Cancel at least a few days before your next renewal date. There is no universal grace period, and different processors handle the cutoff differently. Some process cancellations immediately, while others may need up to 24 to 48 hours. Waiting until the day of renewal is gambling with your billing cycle.
Canceling before the renewal date does not cut off your access early. You’ve already paid for the current period, and the cancellation simply prevents the next charge from going through. This is standard practice across subscription services.
Don’t assume the cancellation went through just because you clicked a button. Look for three things: a confirmation screen immediately after submitting, a confirmation email in the inbox associated with your account, and an updated status on your account dashboard showing auto-renewal as inactive. If you get a cancellation reference number or confirmation code, save it.
Watch your bank or credit card statement through the next billing cycle. If a charge appears after the date your subscription should have expired, you have a billing dispute on your hands.

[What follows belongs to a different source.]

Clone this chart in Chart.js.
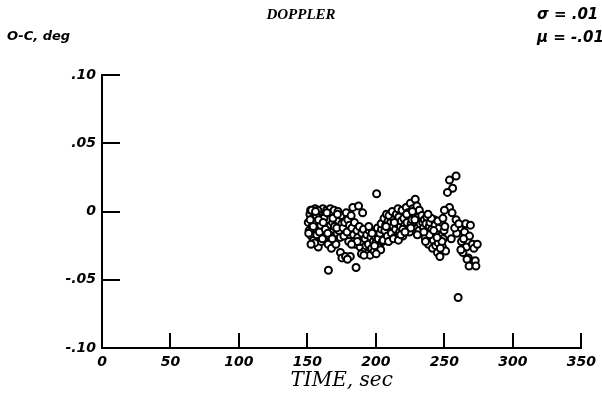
<!DOCTYPE html>
<html>
<head>
<meta charset="utf-8">
<title>DOPPLER O-C</title>
<script src="https://cdn.jsdelivr.net/npm/chart.js@4/dist/chart.umd.min.js"></script>
<style>
  html, body { margin: 0; padding: 0; background: #ffffff; }
  #wrap { width: 602px; height: 401px; position: relative; }
</style>
</head>
<body>
<div id="wrap"><canvas id="dopplerChart"></canvas></div>
<script>
// Residuals O-C (deg), time in seconds
const timeSec = [
  150.6,151.2,151.8,152.3,152.9,153.4,154.0,154.5,155.1,155.6,156.2,156.8,157.3,157.9,158.4,
  159.0,159.5,160.1,160.6,161.2,161.8,162.3,162.9,163.4,164.0,164.5,165.1,165.6,166.2,166.7,
  167.3,167.8,168.4,169.0,169.5,170.1,170.6,171.2,171.7,172.3,172.8,173.4,174.0,174.5,175.1,
  150.9,152.0,153.1,154.2,155.3,156.5,157.6,158.7,159.8,160.9,162.0,163.1,164.2,165.3,166.4,
  167.5,168.6,169.7,170.8,171.9,173.0,174.1,175.2,152.6,155.9,158.1,161.5,164.8,168.1,171.4,
  176.0,176.6,177.2,177.8,178.3,178.9,179.5,180.1,180.7,181.3,181.9,182.5,183.1,183.7,184.3,
  184.9,185.5,186.1,186.7,187.3,187.9,188.5,189.1,189.7,190.3,190.9,191.5,192.1,192.7,193.3,
  193.9,194.5,195.1,195.7,196.3,196.9,197.5,198.1,198.7,199.3,199.9,200.5,201.1,201.7,202.3,
  202.9,203.5,204.1,204.7,205.3,189.4,191.2,194.8,197.2,200.2,203.8,186.4,182.2,179.2,199.0,
  205.9,206.5,207.1,207.7,208.3,208.9,209.5,210.1,210.7,211.3,211.9,212.5,213.1,213.7,214.3,
  214.9,215.5,216.1,216.7,217.3,217.9,218.5,219.1,219.7,220.3,220.9,221.5,222.1,222.7,223.3,
  223.9,224.5,225.1,225.7,226.3,226.9,227.5,228.1,228.7,229.3,229.9,230.5,231.1,231.7,232.3,
  232.9,209.2,212.8,216.4,219.6,222.4,225.4,228.4,231.4,207.4,213.4,218.2,221.2,226.6,230.2,
  233.5,234.1,234.7,235.3,235.9,236.5,237.1,237.7,238.3,238.9,239.5,240.1,240.7,241.3,241.9,
  242.5,243.1,243.7,244.3,244.9,245.5,246.1,246.7,247.3,247.9,248.5,249.1,249.7,250.3,250.9,
  236.2,239.2,242.2,245.2,248.2,240.4,244.6,247.0,238.0,235.0,
  253.7,258.5,256.0,252.2,253.7,250.0,255.6,248.9,
  265.5,269.0,261.0,264.7,268.3,260.0,262.5,266.0,270.5,263.5,267.5,271.5,259.0,257.5,255.0,
  266.5,268.0,272.5,271.5,273.0,262.0,264.0,258.5,260.5,274.0
];
const residualDeg = [
  -0.008,-0.014,-0.002,0.001,-0.018,-0.011,-0.005,-0.021,-0.009,0.002,-0.013,-0.017,-0.004,-0.026,-0.010,
  0.000,-0.015,-0.022,-0.007,0.002,-0.012,-0.019,-0.003,-0.009,0.001,-0.014,-0.024,-0.006,-0.011,0.002,
  -0.017,-0.001,-0.008,-0.013,0.001,-0.021,-0.004,-0.010,-0.016,0.000,-0.007,-0.012,-0.019,-0.003,-0.009,
  -0.016,-0.006,0.001,-0.011,-0.023,-0.003,0.001,-0.015,-0.010,-0.020,-0.005,-0.013,-0.001,-0.043,-0.018,
  -0.027,-0.005,-0.011,-0.024,-0.002,-0.014,-0.030,-0.034,-0.024,0.000,-0.006,-0.008,-0.016,-0.020,-0.012,
  -0.012,-0.018,-0.008,-0.033,-0.001,-0.015,-0.006,-0.022,-0.010,-0.033,-0.003,-0.012,0.003,-0.017,-0.008,
  -0.024,-0.041,-0.014,-0.019,0.004,-0.011,-0.026,-0.022,-0.016,-0.001,-0.013,-0.029,-0.020,-0.025,-0.017,
  -0.031,-0.024,-0.014,-0.032,-0.019,-0.027,-0.015,-0.022,-0.029,-0.018,-0.023,0.013,-0.012,-0.020,-0.026,
  -0.016,-0.028,-0.013,-0.022,-0.021,-0.031,-0.032,-0.011,-0.016,-0.031,-0.009,-0.022,-0.024,-0.035,-0.025,
  -0.005,-0.014,-0.010,-0.002,-0.018,-0.007,-0.003,-0.012,-0.008,-0.016,0.000,-0.011,-0.006,-0.019,-0.013,
  -0.002,-0.009,0.002,-0.004,-0.015,-0.011,-0.007,0.001,-0.018,-0.005,-0.010,-0.013,0.003,-0.008,-0.001,
  -0.003,-0.015,0.006,-0.009,-0.006,0.002,-0.011,-0.002,0.009,-0.007,0.004,-0.012,-0.004,0.001,-0.009,
  -0.014,-0.022,-0.020,-0.021,-0.013,-0.002,-0.012,-0.006,-0.014,-0.011,-0.008,-0.017,-0.015,0.000,-0.017,
  -0.003,-0.008,-0.012,-0.006,-0.019,-0.009,-0.004,-0.015,-0.024,-0.011,-0.008,-0.018,-0.013,-0.027,-0.021,
  -0.006,-0.010,-0.025,-0.016,-0.030,-0.023,-0.012,-0.033,-0.018,-0.008,-0.026,-0.020,-0.014,-0.011,-0.029,
  -0.022,-0.017,-0.014,-0.007,-0.022,-0.005,-0.019,-0.027,-0.002,-0.015,
  0.023,0.026,0.017,0.014,0.003,0.001,-0.001,-0.005,
  -0.009,-0.010,-0.012,-0.015,-0.018,-0.063,-0.022,-0.026,-0.024,-0.030,-0.034,-0.037,-0.016,-0.012,-0.020,
  -0.035,-0.040,-0.036,-0.027,-0.040,-0.028,-0.020,-0.006,-0.009,-0.024
];

const xTickValues = [0, 50, 100, 150, 200, 250, 300, 350];
const yTickValues = [-0.10, -0.05, 0, 0.05, 0.10];
const yTickLabels = ['-.10', '-.05', '0', '.05', '.10'];

const titleText = 'DOPPLER';
const sigmaText = '\u03C3 = .01';
const muText = '\u03BC = -.01';

const labelFont = { family: "'DejaVu Sans', sans-serif", size: 14, style: 'italic', weight: 'bold' };

// ticks drawn inside the frame + title and side annotations
const insideTicks = {
  id: 'insideTicks',
  afterDraw(chart) {
    const ctx = chart.ctx;
    const xs = chart.scales.x;
    const ys = chart.scales.y;
    const area = chart.chartArea;
    ctx.save();
    ctx.strokeStyle = '#000';
    ctx.lineWidth = 2;
    ctx.beginPath();
    xTickValues.forEach(v => {
      if (v === xs.min) return;
      const px = Math.round(xs.getPixelForValue(v));
      ctx.moveTo(px, area.bottom);
      ctx.lineTo(px, area.bottom - 15);
    });
    yTickValues.forEach(v => {
      if (v === ys.min) return;
      const py = Math.round(ys.getPixelForValue(v));
      ctx.moveTo(area.left, py);
      ctx.lineTo(area.left + 18, py);
    });
    ctx.stroke();

    ctx.fillStyle = '#000';
    ctx.textBaseline = 'middle';
    ctx.textAlign = 'center';
    ctx.font = "italic bold 15px 'Liberation Serif'";
    ctx.fillText(titleText, 301, 15);
    ctx.textAlign = 'left';
    ctx.font = "italic bold 13px 'DejaVu Sans'";
    ctx.fillText('O-C, deg', 7, 37);
    ctx.font = "italic bold 15px 'DejaVu Sans'";
    ctx.fillText(sigmaText, 537, 15);
    ctx.fillText(muText, 537, 38);
    ctx.restore();
  }
};

document.addEventListener('DOMContentLoaded', function() {
  const points = timeSec.map((t, i) => ({ x: t, y: residualDeg[i] }));
  const ctx = document.getElementById('dopplerChart').getContext('2d');

  new Chart(ctx, {
    type: 'scatter',
    data: {
      datasets: [{
        label: 'O-C',
        data: points,
        pointStyle: 'circle',
        pointRadius: 3.5,
        pointBorderWidth: 2,
        pointBorderColor: '#000',
        pointBackgroundColor: '#fff'
      }]
    },
    options: {
      responsive: true,
      maintainAspectRatio: false,
      animation: false,
      devicePixelRatio: 1,
      layout: { padding: { left: 0, right: 16, top: 75, bottom: 0 } },
      plugins: {
        legend: { display: false },
        tooltip: { enabled: false },
        title: { display: false }
      },
      scales: {
        x: {
          type: 'linear',
          min: 0,
          max: 350,
          afterBuildTicks: scale => { scale.ticks = xTickValues.map(v => ({ value: v })); },
          afterFit: scale => { scale.height = 53; },
          grid: { display: false, drawTicks: false },
          border: { display: true, color: '#000', width: 2 },
          ticks: { color: '#000', font: labelFont, padding: 6, maxRotation: 0 },
          title: {
            display: true,
            text: 'TIME, sec',
            color: '#000',
            font: { family: "'DejaVu Serif', serif", size: 20, style: 'italic' },
            padding: { top: 0, bottom: 8 }
          }
        },
        y: {
          type: 'linear',
          min: -0.10,
          max: 0.10,
          afterBuildTicks: scale => { scale.ticks = yTickValues.map(v => ({ value: v })); },
          afterFit: scale => { scale.width = 102; },
          grid: { display: false, drawTicks: false },
          border: { display: true, color: '#000', width: 2 },
          ticks: {
            color: '#000',
            font: labelFont,
            padding: 6,
            callback: (value, index) => yTickLabels[index]
          }
        }
      }
    },
    plugins: [insideTicks]
  });
});
</script>
</body>
</html>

Contact the billing processor first using the support channels listed above. Most unwanted post-cancellation charges stem from processing delays or a cancellation that didn’t fully register, and the processor can usually reverse the charge quickly.
If the processor won’t help, you have two legal backstops. For credit card charges, you can dispute the billing error with your card issuer within 60 days of the statement date that shows the charge.3Office of the Law Revision Counsel. 15 U.S. Code 1666 – Correction of Billing Errors For debit card or bank account charges, federal law lets you stop a preauthorized recurring transfer by notifying your bank at least three business days before the next scheduled payment date.4Office of the Law Revision Counsel. 15 USC 1693e – Preauthorized Transfers Your bank may ask for the stop-payment request in writing within 14 days of your initial call.
One approach that seems tempting but backfires: canceling your credit card or blocking the merchant through your bank without actually canceling the subscription. The service may treat this as a failed payment rather than a cancellation, which can result in late fees, continued billing attempts on an updated card number (some banks forward charges automatically), or the account being sent to collections. Always cancel the subscription itself before taking action on the payment method.
Stopping the billing does not delete your account or erase your personal data. Your profile, email address, and activity history may remain on the platform’s servers under their privacy policy. If you want your data removed entirely, you’ll need to take a separate step by contacting customer support or the billing processor and explicitly requesting account deletion. Look for a data deletion or privacy request option in the site’s settings or privacy policy page. European users may have stronger deletion rights under the GDPR, and California residents have similar rights under the CCPA.